Exercise: Extract all lines containing "matplotlib".
** START Collected data **
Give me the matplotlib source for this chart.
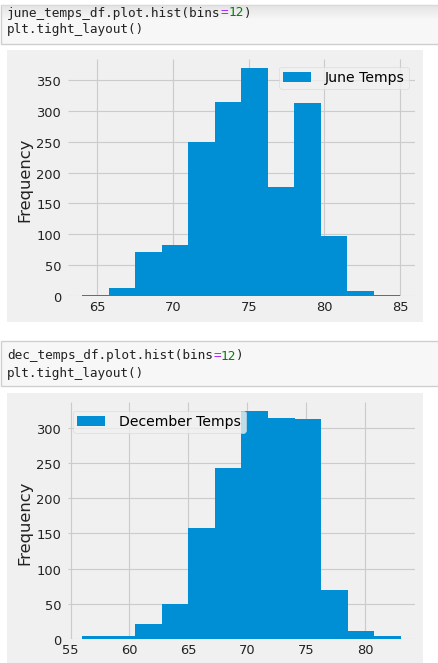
import matplotlib
matplotlib.use("Agg")
import matplotlib.pyplot as plt
from matplotlib.patches import Rectangle
from matplotlib.transforms import ScaledTranslation
import numpy as np

plt.style.use("fivethirtyeight")

W, H = 439, 663

june_start, june_width = 64.0, 1.75
june_counts = [2, 13, 71, 82, 249, 314, 370, 177, 312, 97, 8, 2]
june_ticks = [65, 70, 75, 80, 85]
june_yticks = [0, 50, 100, 150, 200, 250, 300, 350]

dec_start, dec_width = 56.0, 2.25
dec_counts = [4, 4, 22, 50, 158, 243, 323, 313, 312, 70, 12, 4]
dec_ticks = [55, 60, 65, 70, 75, 80]
dec_yticks = [0, 50, 100, 150, 200, 250, 300]

june_code = [[("june_temps_df.plot.hist(bins", "#222222"), ("=", "#aa22ff"), ("12", "#008000"), (")", "#222222")],
             [("plt.tight_layout()", "#222222")]]
dec_code = [[("dec_temps_df.plot.hist(bins", "#222222"), ("=", "#aa22ff"), ("12", "#008000"), (")", "#222222")],
            [("plt.tight_layout()", "#222222")]]

fig = plt.figure(figsize=(W / 100, H / 100), dpi=100, facecolor="white")

bg = fig.add_axes([0, 0, 1, 1])
bg.set_xlim(0, W)
bg.set_ylim(H, 0)
bg.axis("off")
bg.set_facecolor("white")

# notebook cells
for top, bot in [(5, 44), (341, 386)]:
    bg.add_patch(Rectangle((1.5, top), W, bot - top, fc="#f7f7f7", ec="#cfcfcf", lw=1))
# scroll shadow at the top of the notebook
for i in range(14):
    bg.add_patch(Rectangle((2, 5 + i), W, 1, fc="#dedede", alpha=0.75 * (1 - i / 14), ec="none"))

# output panels
bg.add_patch(Rectangle((7, 50), 416, 272, fc="#f0f0f0", ec="none"))
bg.add_patch(Rectangle((7, 393), 416, 270, fc="#f0f0f0", ec="none"))


def code(lines, y0):
    cw = 7.64
    for j, toks in enumerate(lines):
        x = 7
        for s, c in toks:
            bg.text(x, y0 + j * 17, s, color=c, family="DejaVu Sans Mono", fontsize=9.15,
                    va="center", ha="left")
            x += len(s) * cw


code(june_code, 13)
code(dec_code, 356)


def panel(counts, start, width, xticks, yticks, xlim, ylim, box, label, legend_px, ylabel_y):
    l, t, r, b = box
    ax = fig.add_axes([l / W, 1 - b / H, (r - l) / W, (b - t) / H])
    ax.patch.set_alpha(0)
    edges = start + width * np.arange(len(counts) + 1)
    ax.bar(edges[:-1], counts, width=width, align="edge", color="#008fd5", label=label, lw=0, zorder=2)
    ax.set_xlim(*xlim)
    ax.set_ylim(*ylim)
    ax.set_xticks(xticks)
    ax.set_yticks(yticks)
    ax.grid(True, color="#cbcbcb", lw=0.8)
    ax.set_axisbelow(True)
    ax.tick_params(labelsize=9.4, length=0, colors="#222222")
    ax.tick_params(axis="x", pad=3.5)
    ax.tick_params(axis="y", pad=5)
    down = ScaledTranslation(0, -1 / 100, fig.dpi_scale_trans)
    for lab in ax.get_yticklabels():
        lab.set_transform(lab.get_transform() + down)
    for s in ax.spines.values():
        s.set_visible(False)
    ax.set_ylabel("Frequency", fontsize=11.8, color="#222222")
    ax.yaxis.set_label_coords(32 / W, 1 - ylabel_y / H, transform=fig.transFigure)
    x0, y0, x1, y1 = legend_px
    leg = ax.legend(loc="lower left", bbox_to_anchor=(x0 / W, 1 - y1 / H, (x1 - x0) / W, (y1 - y0) / H),
                    bbox_transform=fig.transFigure, mode="expand", fontsize=10.1, frameon=True, framealpha=0.8,
                    borderaxespad=0, borderpad=0.3, handlelength=2.0, handletextpad=0.95)
    leg.get_frame().set_edgecolor("#d8d8d8")
    return ax


# pixel scales: june 15.13 px/deg, dec 11.78 px/deg
panel(june_counts, june_start, june_width, june_ticks, june_yticks,
      (65 - (97.4 - 68) / 15.13, 85 + (415 - 400.2) / 15.13), (0, (296 - 59) / 0.617),
      (68, 59, 415, 296), "June Temps", (279, 64, 409, 89), 180)
panel(dec_counts, dec_start, dec_width, dec_ticks, dec_yticks,
      (55 - (70.5 - 68) / 11.78, 80 + (415 - 365.3) / 11.78), (0, (639 - 402) / 0.7045),
      (68, 402, 415, 639), "December Temps", (73, 407, 246, 433), 522.5)

fig.savefig("out.png", dpi=100, facecolor="white")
** END Collected data **
Worked answer:
Give me the matplotlib source for this chart.
import matplotlib
matplotlib.use("Agg")
import matplotlib.pyplot as plt
from matplotlib.patches import Rectangle
from matplotlib.transforms import ScaledTranslation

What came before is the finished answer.